- [Available data]:
--*--

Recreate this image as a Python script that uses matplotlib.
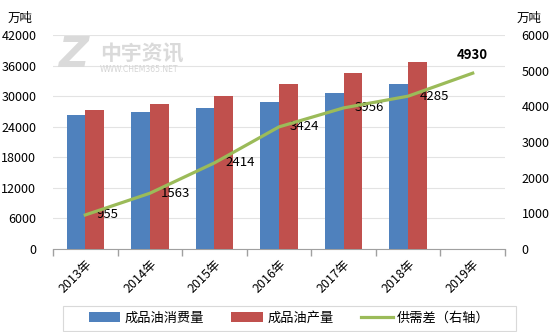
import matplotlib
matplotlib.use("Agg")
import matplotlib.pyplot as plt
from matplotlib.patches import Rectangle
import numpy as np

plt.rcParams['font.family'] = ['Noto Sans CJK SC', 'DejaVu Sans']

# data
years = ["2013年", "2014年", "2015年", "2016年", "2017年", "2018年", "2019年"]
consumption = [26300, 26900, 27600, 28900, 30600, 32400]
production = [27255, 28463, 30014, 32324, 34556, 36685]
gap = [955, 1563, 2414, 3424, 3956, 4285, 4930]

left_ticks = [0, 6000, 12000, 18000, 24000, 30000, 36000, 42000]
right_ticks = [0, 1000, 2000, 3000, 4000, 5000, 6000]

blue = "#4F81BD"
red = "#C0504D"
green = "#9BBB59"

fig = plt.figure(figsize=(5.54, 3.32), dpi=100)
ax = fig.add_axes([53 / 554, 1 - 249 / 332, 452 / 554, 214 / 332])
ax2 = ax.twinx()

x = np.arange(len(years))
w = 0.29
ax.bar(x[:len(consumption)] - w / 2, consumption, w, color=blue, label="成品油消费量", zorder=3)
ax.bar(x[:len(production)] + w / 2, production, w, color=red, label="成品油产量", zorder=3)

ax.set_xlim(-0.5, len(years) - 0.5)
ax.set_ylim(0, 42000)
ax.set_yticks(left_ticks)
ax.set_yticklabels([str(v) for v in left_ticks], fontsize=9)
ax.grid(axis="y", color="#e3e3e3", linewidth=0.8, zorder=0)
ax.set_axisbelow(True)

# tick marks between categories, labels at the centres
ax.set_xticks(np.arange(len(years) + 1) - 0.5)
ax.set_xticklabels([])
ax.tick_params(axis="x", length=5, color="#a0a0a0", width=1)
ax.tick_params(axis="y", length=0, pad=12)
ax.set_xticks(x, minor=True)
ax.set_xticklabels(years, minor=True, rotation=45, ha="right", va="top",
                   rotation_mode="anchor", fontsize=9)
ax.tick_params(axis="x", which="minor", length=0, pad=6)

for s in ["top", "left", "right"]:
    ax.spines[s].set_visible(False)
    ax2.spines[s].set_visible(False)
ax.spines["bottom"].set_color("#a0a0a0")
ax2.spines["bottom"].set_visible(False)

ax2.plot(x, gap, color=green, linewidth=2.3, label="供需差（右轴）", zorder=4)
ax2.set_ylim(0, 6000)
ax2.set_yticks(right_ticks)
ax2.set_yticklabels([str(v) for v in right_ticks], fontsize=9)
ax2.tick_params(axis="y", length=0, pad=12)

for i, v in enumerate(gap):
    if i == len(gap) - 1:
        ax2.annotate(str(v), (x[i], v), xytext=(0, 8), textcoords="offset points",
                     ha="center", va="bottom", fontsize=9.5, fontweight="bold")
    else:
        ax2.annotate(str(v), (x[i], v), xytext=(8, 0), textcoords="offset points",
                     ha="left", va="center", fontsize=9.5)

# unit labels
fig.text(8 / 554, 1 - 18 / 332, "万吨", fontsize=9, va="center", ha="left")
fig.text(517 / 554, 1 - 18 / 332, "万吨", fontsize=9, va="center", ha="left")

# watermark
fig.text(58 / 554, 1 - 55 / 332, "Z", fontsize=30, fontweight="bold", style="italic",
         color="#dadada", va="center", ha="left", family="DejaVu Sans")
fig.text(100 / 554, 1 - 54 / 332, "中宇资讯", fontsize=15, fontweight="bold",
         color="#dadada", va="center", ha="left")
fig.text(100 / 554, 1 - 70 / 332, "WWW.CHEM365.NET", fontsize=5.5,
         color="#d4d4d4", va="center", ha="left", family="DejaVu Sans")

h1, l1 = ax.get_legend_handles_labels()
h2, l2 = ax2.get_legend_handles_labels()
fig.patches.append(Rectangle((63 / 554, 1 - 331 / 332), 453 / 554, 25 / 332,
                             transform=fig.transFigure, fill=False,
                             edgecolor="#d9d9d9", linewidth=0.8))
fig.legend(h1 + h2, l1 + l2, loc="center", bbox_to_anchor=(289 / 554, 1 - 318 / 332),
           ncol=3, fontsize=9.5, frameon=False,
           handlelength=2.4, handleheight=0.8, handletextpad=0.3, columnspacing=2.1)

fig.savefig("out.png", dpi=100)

--*--

Without the pictures, retype the whole of the material above exactly.

Recreate this image as a Python script that uses matplotlib.
import matplotlib
matplotlib.use("Agg")
import matplotlib.pyplot as plt
from matplotlib.patches import Rectangle
import numpy as np

plt.rcParams['font.family'] = ['Noto Sans CJK SC', 'DejaVu Sans']

# data
years = ["2013年", "2014年", "2015年", "2016年", "2017年", "2018年", "2019年"]
consumption = [26300, 26900, 27600, 28900, 30600, 32400]
production = [27255, 28463, 30014, 32324, 34556, 36685]
gap = [955, 1563, 2414, 3424, 3956, 4285, 4930]

left_ticks = [0, 6000, 12000, 18000, 24000, 30000, 36000, 42000]
right_ticks = [0, 1000, 2000, 3000, 4000, 5000, 6000]

blue = "#4F81BD"
red = "#C0504D"
green = "#9BBB59"

fig = plt.figure(figsize=(5.54, 3.32), dpi=100)
ax = fig.add_axes([53 / 554, 1 - 249 / 332, 452 / 554, 214 / 332])
ax2 = ax.twinx()

x = np.arange(len(years))
w = 0.29
ax.bar(x[:len(consumption)] - w / 2, consumption, w, color=blue, label="成品油消费量", zorder=3)
ax.bar(x[:len(production)] + w / 2, production, w, color=red, label="成品油产量", zorder=3)

ax.set_xlim(-0.5, len(years) - 0.5)
ax.set_ylim(0, 42000)
ax.set_yticks(left_ticks)
ax.set_yticklabels([str(v) for v in left_ticks], fontsize=9)
ax.grid(axis="y", color="#e3e3e3", linewidth=0.8, zorder=0)
ax.set_axisbelow(True)

# tick marks between categories, labels at the centres
ax.set_xticks(np.arange(len(years) + 1) - 0.5)
ax.set_xticklabels([])
ax.tick_params(axis="x", length=5, color="#a0a0a0", width=1)
ax.tick_params(axis="y", length=0, pad=12)
ax.set_xticks(x, minor=True)
ax.set_xticklabels(years, minor=True, rotation=45, ha="right", va="top",
                   rotation_mode="anchor", fontsize=9)
ax.tick_params(axis="x", which="minor", length=0, pad=6)

for s in ["top", "left", "right"]:
    ax.spines[s].set_visible(False)
    ax2.spines[s].set_visible(False)
ax.spines["bottom"].set_color("#a0a0a0")
ax2.spines["bottom"].set_visible(False)

ax2.plot(x, gap, color=green, linewidth=2.3, label="供需差（右轴）", zorder=4)
ax2.set_ylim(0, 6000)
ax2.set_yticks(right_ticks)
ax2.set_yticklabels([str(v) for v in right_ticks], fontsize=9)
ax2.tick_params(axis="y", length=0, pad=12)

for i, v in enumerate(gap):
    if i == len(gap) - 1:
        ax2.annotate(str(v), (x[i], v), xytext=(0, 8), textcoords="offset points",
                     ha="center", va="bottom", fontsize=9.5, fontweight="bold")
    else:
        ax2.annotate(str(v), (x[i], v), xytext=(8, 0), textcoords="offset points",
                     ha="left", va="center", fontsize=9.5)

# unit labels
fig.text(8 / 554, 1 - 18 / 332, "万吨", fontsize=9, va="center", ha="left")
fig.text(517 / 554, 1 - 18 / 332, "万吨", fontsize=9, va="center", ha="left")

# watermark
fig.text(58 / 554, 1 - 55 / 332, "Z", fontsize=30, fontweight="bold", style="italic",
         color="#dadada", va="center", ha="left", family="DejaVu Sans")
fig.text(100 / 554, 1 - 54 / 332, "中宇资讯", fontsize=15, fontweight="bold",
         color="#dadada", va="center", ha="left")
fig.text(100 / 554, 1 - 70 / 332, "WWW.CHEM365.NET", fontsize=5.5,
         color="#d4d4d4", va="center", ha="left", family="DejaVu Sans")

h1, l1 = ax.get_legend_handles_labels()
h2, l2 = ax2.get_legend_handles_labels()
fig.patches.append(Rectangle((63 / 554, 1 - 331 / 332), 453 / 554, 25 / 332,
                             transform=fig.transFigure, fill=False,
                             edgecolor="#d9d9d9", linewidth=0.8))
fig.legend(h1 + h2, l1 + l2, loc="center", bbox_to_anchor=(289 / 554, 1 - 318 / 332),
           ncol=3, fontsize=9.5, frameon=False,
           handlelength=2.4, handleheight=0.8, handletextpad=0.3, columnspacing=2.1)

fig.savefig("out.png", dpi=100)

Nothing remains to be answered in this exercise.